▶ **EXERCISE INSTRUCTIONS**: Please output the data below exactly as given, starting at its first line and stopping after the line that contains "(r.west |- s4);".
+++++
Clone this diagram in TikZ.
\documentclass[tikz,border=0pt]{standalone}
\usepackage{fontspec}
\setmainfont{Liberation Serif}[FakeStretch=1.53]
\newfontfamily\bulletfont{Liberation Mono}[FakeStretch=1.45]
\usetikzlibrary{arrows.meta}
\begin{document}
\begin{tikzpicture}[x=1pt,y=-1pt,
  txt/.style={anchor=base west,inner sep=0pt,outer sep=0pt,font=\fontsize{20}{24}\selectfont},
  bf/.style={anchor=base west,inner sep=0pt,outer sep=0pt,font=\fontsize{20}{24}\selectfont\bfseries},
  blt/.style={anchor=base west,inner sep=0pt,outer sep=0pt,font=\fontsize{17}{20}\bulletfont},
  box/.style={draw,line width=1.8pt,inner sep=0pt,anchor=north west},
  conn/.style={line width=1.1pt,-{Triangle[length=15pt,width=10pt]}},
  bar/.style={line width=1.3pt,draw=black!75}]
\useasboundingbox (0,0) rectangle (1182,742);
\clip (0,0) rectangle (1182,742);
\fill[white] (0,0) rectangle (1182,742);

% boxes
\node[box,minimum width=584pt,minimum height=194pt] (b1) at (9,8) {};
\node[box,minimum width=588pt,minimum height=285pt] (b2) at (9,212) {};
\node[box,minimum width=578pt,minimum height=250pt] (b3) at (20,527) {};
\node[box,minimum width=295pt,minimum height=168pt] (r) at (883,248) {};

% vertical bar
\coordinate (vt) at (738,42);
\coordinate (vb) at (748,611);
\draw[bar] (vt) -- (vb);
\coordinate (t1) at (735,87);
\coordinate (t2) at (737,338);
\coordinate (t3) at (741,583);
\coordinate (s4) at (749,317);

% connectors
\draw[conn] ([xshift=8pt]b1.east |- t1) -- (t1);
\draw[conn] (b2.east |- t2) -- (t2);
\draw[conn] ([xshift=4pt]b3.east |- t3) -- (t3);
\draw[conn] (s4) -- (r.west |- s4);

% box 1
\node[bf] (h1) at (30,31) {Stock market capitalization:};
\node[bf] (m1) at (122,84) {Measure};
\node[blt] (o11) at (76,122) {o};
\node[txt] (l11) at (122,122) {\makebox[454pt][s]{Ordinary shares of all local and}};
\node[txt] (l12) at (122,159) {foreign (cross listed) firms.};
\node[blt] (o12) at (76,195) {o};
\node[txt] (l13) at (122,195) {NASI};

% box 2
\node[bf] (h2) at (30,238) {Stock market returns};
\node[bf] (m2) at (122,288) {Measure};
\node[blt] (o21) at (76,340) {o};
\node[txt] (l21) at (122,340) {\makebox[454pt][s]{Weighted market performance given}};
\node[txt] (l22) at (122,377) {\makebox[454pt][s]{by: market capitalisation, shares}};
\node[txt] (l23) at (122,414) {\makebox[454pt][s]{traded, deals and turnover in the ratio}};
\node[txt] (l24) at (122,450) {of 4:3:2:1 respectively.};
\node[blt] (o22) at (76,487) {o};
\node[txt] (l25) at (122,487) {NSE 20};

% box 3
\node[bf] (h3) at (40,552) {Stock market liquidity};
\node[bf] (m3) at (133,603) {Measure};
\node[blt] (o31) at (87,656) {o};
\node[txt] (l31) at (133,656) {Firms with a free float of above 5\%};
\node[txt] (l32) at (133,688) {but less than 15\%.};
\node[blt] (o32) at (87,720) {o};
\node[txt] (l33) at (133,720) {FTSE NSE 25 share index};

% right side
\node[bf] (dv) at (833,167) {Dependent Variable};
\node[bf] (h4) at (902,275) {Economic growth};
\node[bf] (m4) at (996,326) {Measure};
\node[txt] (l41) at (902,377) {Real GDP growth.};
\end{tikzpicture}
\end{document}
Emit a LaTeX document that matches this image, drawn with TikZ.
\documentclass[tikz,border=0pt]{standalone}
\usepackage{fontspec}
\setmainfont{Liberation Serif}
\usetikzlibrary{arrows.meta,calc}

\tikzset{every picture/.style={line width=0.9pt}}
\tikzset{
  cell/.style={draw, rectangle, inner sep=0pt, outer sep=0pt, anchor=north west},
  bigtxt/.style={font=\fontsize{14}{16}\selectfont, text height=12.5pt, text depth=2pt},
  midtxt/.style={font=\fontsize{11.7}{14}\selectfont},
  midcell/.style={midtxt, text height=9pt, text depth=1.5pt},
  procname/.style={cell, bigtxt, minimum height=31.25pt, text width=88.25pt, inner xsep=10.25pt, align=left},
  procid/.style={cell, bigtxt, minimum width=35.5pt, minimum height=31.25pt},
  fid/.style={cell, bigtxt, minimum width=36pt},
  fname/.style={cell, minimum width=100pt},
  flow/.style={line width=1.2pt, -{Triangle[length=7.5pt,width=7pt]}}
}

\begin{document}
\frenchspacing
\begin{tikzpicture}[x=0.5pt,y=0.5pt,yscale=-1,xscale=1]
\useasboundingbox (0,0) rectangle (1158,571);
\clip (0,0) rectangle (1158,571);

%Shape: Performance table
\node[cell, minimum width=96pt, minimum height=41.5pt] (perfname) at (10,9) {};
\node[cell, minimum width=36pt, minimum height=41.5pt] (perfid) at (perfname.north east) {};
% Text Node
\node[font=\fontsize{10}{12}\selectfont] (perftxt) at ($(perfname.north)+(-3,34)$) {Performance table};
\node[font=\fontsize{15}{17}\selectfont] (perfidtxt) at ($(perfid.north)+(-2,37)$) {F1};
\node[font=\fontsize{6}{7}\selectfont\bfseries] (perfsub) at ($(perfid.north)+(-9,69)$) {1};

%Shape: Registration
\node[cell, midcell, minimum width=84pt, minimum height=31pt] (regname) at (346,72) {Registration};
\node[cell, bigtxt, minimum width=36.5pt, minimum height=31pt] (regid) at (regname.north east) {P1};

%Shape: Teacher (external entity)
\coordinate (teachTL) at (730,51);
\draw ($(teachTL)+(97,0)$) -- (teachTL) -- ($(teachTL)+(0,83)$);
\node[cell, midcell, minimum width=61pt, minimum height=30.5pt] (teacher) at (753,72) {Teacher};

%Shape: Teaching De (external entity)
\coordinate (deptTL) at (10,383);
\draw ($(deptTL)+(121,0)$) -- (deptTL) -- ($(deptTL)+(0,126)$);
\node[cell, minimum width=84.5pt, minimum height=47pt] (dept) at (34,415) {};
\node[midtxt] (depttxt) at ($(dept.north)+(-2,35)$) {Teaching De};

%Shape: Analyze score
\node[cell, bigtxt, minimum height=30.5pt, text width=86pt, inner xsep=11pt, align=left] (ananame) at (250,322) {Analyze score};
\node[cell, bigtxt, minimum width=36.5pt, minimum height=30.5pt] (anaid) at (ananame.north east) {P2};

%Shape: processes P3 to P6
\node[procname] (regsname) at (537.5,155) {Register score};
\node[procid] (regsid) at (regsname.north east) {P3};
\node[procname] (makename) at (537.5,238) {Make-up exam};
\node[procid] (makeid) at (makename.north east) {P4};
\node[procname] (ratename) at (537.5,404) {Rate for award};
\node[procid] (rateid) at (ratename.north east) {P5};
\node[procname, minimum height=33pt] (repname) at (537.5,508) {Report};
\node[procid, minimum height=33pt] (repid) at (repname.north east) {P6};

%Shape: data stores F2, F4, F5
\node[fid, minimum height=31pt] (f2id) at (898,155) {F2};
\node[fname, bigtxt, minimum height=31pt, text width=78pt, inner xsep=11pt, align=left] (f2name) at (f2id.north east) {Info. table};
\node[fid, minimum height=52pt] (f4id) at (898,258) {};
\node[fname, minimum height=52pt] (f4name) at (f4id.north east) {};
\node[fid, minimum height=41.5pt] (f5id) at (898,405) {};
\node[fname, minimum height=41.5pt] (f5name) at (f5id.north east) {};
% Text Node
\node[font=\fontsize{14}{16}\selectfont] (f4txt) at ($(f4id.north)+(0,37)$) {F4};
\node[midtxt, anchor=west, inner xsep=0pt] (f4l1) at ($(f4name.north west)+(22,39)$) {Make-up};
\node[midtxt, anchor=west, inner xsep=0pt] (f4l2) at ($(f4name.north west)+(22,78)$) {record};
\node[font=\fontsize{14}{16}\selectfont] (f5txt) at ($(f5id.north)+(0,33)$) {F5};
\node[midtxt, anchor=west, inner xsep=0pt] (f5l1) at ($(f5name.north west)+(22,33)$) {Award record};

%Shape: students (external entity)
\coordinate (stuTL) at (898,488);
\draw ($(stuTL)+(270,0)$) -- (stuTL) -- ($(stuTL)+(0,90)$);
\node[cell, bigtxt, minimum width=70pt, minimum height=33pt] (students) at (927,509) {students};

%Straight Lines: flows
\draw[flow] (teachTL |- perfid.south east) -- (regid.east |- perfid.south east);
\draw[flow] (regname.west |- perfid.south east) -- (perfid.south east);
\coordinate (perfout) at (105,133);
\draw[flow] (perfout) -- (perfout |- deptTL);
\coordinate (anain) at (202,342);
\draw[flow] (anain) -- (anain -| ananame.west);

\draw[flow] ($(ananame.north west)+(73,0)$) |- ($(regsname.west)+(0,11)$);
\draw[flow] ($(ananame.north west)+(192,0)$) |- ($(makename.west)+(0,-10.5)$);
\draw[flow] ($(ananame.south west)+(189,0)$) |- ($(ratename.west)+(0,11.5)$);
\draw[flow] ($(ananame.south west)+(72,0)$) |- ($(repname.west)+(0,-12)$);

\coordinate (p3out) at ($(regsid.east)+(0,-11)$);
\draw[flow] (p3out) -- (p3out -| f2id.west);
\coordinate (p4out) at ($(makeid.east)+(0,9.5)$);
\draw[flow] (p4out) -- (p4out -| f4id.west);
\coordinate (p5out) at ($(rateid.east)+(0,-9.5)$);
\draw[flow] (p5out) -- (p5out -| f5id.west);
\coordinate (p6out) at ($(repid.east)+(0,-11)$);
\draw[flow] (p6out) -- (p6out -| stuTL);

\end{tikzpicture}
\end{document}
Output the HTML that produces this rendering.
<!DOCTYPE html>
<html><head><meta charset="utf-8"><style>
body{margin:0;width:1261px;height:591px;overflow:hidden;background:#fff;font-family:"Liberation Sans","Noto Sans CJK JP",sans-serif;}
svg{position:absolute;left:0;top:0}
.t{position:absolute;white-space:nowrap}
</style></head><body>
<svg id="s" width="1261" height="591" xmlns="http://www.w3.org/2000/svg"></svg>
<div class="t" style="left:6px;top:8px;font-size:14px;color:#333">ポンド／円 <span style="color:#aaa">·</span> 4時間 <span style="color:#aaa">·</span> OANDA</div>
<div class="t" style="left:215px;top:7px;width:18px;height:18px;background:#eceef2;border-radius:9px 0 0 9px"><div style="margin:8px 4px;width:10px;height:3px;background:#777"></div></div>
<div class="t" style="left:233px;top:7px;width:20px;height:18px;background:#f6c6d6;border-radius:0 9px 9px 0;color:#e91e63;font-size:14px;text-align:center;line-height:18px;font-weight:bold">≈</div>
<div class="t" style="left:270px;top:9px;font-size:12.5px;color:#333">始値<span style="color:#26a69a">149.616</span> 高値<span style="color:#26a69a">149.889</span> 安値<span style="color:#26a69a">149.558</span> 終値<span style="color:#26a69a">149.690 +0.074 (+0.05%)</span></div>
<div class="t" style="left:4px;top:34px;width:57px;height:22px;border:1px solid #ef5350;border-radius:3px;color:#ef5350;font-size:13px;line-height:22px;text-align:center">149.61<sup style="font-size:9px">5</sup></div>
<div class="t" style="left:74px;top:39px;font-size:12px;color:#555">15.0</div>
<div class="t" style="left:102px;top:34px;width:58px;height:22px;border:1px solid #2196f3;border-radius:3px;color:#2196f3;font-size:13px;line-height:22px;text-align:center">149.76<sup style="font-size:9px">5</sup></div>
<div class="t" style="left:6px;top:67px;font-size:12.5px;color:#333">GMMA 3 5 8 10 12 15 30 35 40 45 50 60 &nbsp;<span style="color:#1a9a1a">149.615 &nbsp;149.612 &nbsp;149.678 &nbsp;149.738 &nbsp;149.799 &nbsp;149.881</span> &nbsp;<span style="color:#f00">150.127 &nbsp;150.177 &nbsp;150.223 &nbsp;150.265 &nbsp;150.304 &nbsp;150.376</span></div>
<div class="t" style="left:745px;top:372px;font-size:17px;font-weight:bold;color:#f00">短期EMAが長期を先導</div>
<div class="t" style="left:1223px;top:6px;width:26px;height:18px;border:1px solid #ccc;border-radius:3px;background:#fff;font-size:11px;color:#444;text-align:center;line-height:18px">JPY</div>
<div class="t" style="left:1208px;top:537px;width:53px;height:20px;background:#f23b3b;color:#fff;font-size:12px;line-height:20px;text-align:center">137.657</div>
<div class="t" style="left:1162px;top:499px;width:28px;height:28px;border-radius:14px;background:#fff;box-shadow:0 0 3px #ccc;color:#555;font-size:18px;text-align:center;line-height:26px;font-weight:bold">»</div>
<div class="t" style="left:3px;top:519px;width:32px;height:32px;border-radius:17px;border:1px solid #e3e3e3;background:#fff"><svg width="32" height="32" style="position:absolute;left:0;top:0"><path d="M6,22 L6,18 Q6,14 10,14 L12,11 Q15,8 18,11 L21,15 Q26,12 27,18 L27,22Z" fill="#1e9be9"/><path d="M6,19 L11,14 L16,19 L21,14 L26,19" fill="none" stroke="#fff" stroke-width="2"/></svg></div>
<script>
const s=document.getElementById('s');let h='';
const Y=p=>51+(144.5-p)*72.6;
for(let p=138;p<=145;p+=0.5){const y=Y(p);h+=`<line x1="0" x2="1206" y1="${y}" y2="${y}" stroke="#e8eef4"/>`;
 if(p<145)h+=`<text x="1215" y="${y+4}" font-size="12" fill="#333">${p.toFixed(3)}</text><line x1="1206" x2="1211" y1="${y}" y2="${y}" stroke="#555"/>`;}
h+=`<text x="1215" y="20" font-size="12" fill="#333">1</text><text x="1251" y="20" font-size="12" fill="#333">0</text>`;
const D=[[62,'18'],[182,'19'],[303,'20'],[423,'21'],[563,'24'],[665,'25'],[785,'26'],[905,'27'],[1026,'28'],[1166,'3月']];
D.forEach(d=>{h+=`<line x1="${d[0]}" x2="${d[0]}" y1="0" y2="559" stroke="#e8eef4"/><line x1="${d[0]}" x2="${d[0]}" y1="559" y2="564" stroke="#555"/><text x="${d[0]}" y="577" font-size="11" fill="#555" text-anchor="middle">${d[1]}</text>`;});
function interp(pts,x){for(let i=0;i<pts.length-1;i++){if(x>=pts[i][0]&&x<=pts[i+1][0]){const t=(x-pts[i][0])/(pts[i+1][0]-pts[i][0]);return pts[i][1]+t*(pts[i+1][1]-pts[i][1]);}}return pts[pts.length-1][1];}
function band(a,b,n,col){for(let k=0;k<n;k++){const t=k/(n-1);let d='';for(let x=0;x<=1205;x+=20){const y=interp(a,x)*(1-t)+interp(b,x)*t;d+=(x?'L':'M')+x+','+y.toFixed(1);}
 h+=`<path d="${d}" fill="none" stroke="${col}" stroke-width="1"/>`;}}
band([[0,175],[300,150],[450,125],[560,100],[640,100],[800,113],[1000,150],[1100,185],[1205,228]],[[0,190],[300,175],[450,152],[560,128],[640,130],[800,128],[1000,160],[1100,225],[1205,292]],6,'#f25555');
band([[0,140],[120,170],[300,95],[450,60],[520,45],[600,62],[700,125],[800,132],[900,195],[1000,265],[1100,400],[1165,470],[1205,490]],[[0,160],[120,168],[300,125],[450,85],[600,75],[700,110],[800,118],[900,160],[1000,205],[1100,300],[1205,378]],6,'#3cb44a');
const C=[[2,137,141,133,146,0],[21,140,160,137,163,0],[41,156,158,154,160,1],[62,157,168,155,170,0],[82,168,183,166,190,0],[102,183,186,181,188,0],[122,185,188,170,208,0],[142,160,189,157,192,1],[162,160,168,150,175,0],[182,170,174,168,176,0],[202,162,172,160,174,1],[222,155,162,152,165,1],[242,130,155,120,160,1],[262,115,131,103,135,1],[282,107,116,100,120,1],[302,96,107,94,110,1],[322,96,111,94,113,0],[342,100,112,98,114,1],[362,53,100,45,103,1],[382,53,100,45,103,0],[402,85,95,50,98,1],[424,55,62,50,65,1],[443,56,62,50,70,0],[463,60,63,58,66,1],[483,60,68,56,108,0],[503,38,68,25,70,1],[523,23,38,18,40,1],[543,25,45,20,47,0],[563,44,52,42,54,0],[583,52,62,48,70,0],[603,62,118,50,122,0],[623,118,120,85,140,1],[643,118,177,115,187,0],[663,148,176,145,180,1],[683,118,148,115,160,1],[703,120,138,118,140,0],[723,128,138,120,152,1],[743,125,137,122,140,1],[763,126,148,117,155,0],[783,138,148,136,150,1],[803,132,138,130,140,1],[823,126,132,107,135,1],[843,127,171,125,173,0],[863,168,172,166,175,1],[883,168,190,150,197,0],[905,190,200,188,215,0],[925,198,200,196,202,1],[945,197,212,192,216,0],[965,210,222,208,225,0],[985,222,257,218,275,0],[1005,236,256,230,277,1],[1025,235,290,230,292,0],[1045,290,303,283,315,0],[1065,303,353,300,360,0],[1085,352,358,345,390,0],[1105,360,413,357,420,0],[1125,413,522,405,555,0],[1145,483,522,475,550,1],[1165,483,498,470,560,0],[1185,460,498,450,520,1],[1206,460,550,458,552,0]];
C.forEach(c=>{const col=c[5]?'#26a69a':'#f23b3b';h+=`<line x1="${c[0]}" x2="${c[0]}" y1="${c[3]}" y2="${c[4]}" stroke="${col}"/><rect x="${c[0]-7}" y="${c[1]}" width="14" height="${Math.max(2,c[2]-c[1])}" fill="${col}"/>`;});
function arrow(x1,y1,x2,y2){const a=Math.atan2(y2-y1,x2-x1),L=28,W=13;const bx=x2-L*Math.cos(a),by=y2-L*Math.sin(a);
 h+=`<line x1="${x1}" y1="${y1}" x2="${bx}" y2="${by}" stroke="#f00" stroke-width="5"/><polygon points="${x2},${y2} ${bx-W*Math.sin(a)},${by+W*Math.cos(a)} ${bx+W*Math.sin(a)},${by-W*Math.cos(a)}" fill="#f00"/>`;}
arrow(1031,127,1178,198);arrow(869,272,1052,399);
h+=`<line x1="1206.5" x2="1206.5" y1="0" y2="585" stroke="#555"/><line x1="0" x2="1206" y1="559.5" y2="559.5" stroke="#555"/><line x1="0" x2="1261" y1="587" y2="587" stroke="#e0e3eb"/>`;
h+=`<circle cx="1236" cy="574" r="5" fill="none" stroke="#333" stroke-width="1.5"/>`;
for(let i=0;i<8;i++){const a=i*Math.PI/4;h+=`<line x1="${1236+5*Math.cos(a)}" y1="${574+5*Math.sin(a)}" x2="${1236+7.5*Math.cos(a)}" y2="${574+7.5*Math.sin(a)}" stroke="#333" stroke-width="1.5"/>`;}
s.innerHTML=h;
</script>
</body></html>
+++++
▶ **COMPLETE OUTPUT**:
Clone this diagram in TikZ.
\documentclass[tikz,border=0pt]{standalone}
\usepackage{fontspec}
\setmainfont{Liberation Serif}[FakeStretch=1.53]
\newfontfamily\bulletfont{Liberation Mono}[FakeStretch=1.45]
\usetikzlibrary{arrows.meta}
\begin{document}
\begin{tikzpicture}[x=1pt,y=-1pt,
  txt/.style={anchor=base west,inner sep=0pt,outer sep=0pt,font=\fontsize{20}{24}\selectfont},
  bf/.style={anchor=base west,inner sep=0pt,outer sep=0pt,font=\fontsize{20}{24}\selectfont\bfseries},
  blt/.style={anchor=base west,inner sep=0pt,outer sep=0pt,font=\fontsize{17}{20}\bulletfont},
  box/.style={draw,line width=1.8pt,inner sep=0pt,anchor=north west},
  conn/.style={line width=1.1pt,-{Triangle[length=15pt,width=10pt]}},
  bar/.style={line width=1.3pt,draw=black!75}]
\useasboundingbox (0,0) rectangle (1182,742);
\clip (0,0) rectangle (1182,742);
\fill[white] (0,0) rectangle (1182,742);

% boxes
\node[box,minimum width=584pt,minimum height=194pt] (b1) at (9,8) {};
\node[box,minimum width=588pt,minimum height=285pt] (b2) at (9,212) {};
\node[box,minimum width=578pt,minimum height=250pt] (b3) at (20,527) {};
\node[box,minimum width=295pt,minimum height=168pt] (r) at (883,248) {};

% vertical bar
\coordinate (vt) at (738,42);
\coordinate (vb) at (748,611);
\draw[bar] (vt) -- (vb);
\coordinate (t1) at (735,87);
\coordinate (t2) at (737,338);
\coordinate (t3) at (741,583);
\coordinate (s4) at (749,317);

% connectors
\draw[conn] ([xshift=8pt]b1.east |- t1) -- (t1);
\draw[conn] (b2.east |- t2) -- (t2);
\draw[conn] ([xshift=4pt]b3.east |- t3) -- (t3);
\draw[conn] (s4) -- (r.west |- s4);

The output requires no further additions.